* start Data lines *

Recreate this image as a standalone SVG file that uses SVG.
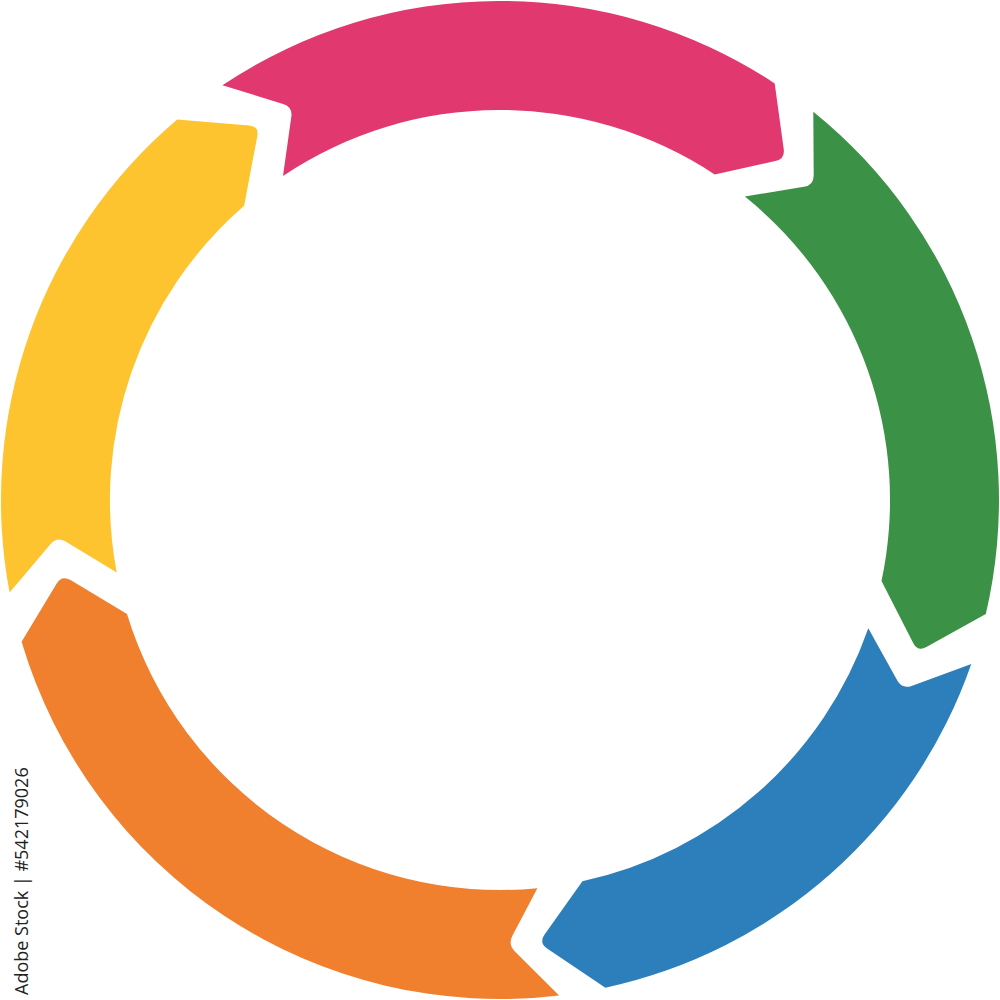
<svg xmlns="http://www.w3.org/2000/svg" width="1000" height="1000" viewBox="0 0 1000 1000">
<style>
.seg{stroke:none}
.pink{fill:#E13870}
.green{fill:#3B9145}
.blue{fill:#2D7FBB}
.orange{fill:#F07F2E}
.yellow{fill:#FEC42F}
.credit{font-family:"Open Sans","DejaVu Sans",sans-serif;font-size:18px;fill:#222}
</style>
<rect width="1000" height="1000" fill="#ffffff"/>
<g id="pink-segment">
<path class="seg pink" d="M222.4,85.3 A499,499 0 0 1 774.7,83.4 L783.7,149.1 Q785.1,159.0 775.3,161.1 L714.7,174.4 A390,390 0 0 0 283.0,175.9 L291.3,116.7 Q292.7,106.8 283.1,103.9 Z"/>
</g>
<g id="green-segment">
<path class="seg green" d="M813.3,111.7 A499,499 0 0 1 985.8,614.0 L926.4,647.1 Q917.7,652.0 913.2,643.1 L881.5,581.1 A390,390 0 0 0 744.9,196.5 L803.9,186.8 Q813.8,185.2 813.7,175.2 Z"/>
</g>
<g id="blue-segment">
<path class="seg blue" d="M971.3,664.1 A499,499 0 0 1 605.4,987.7 L547.1,948.4 Q538.8,942.8 544.6,934.6 L582.4,881.2 A390,390 0 0 0 868.3,628.3 L897.3,680.6 Q902.2,689.3 911.6,685.9 Z"/>
</g>
<g id="orange-segment">
<path class="seg orange" d="M559.1,995.5 A499,499 0 0 1 21.6,641.7 L56.7,583.5 Q61.9,574.9 70.5,580.1 L127.0,614.0 A390,390 0 0 0 537.4,888.2 L512.5,935.5 Q507.8,944.4 514.9,951.5 Z"/>
</g>
<g id="yellow-segment">
<path class="seg yellow" d="M9.6,592.6 A499,499 0 0 1 177.2,119.5 L249.2,125.6 Q259.2,126.4 257.3,136.2 L244.1,205.7 A390,390 0 0 0 116.7,572.4 L65.6,541.6 Q57.0,536.4 50.6,544.0 Z"/>
</g>
<g id="connectors"></g>
<text class="credit" transform="translate(28,995) rotate(-90)">Adobe Stock | #542179026</text>
</svg>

* end Data lines *

— Set problem —
Every line above should be returned word for word, with the pictures left behind.

— Response —
Recreate this image as a standalone SVG file that uses SVG.
<svg xmlns="http://www.w3.org/2000/svg" width="1000" height="1000" viewBox="0 0 1000 1000">
<style>
.seg{stroke:none}
.pink{fill:#E13870}
.green{fill:#3B9145}
.blue{fill:#2D7FBB}
.orange{fill:#F07F2E}
.yellow{fill:#FEC42F}
.credit{font-family:"Open Sans","DejaVu Sans",sans-serif;font-size:18px;fill:#222}
</style>
<rect width="1000" height="1000" fill="#ffffff"/>
<g id="pink-segment">
<path class="seg pink" d="M222.4,85.3 A499,499 0 0 1 774.7,83.4 L783.7,149.1 Q785.1,159.0 775.3,161.1 L714.7,174.4 A390,390 0 0 0 283.0,175.9 L291.3,116.7 Q292.7,106.8 283.1,103.9 Z"/>
</g>
<g id="green-segment">
<path class="seg green" d="M813.3,111.7 A499,499 0 0 1 985.8,614.0 L926.4,647.1 Q917.7,652.0 913.2,643.1 L881.5,581.1 A390,390 0 0 0 744.9,196.5 L803.9,186.8 Q813.8,185.2 813.7,175.2 Z"/>
</g>
<g id="blue-segment">
<path class="seg blue" d="M971.3,664.1 A499,499 0 0 1 605.4,987.7 L547.1,948.4 Q538.8,942.8 544.6,934.6 L582.4,881.2 A390,390 0 0 0 868.3,628.3 L897.3,680.6 Q902.2,689.3 911.6,685.9 Z"/>
</g>
<g id="orange-segment">
<path class="seg orange" d="M559.1,995.5 A499,499 0 0 1 21.6,641.7 L56.7,583.5 Q61.9,574.9 70.5,580.1 L127.0,614.0 A390,390 0 0 0 537.4,888.2 L512.5,935.5 Q507.8,944.4 514.9,951.5 Z"/>
</g>
<g id="yellow-segment">
<path class="seg yellow" d="M9.6,592.6 A499,499 0 0 1 177.2,119.5 L249.2,125.6 Q259.2,126.4 257.3,136.2 L244.1,205.7 A390,390 0 0 0 116.7,572.4 L65.6,541.6 Q57.0,536.4 50.6,544.0 Z"/>
</g>
<g id="connectors"></g>
<text class="credit" transform="translate(28,995) rotate(-90)">Adobe Stock | #542179026</text>
</svg>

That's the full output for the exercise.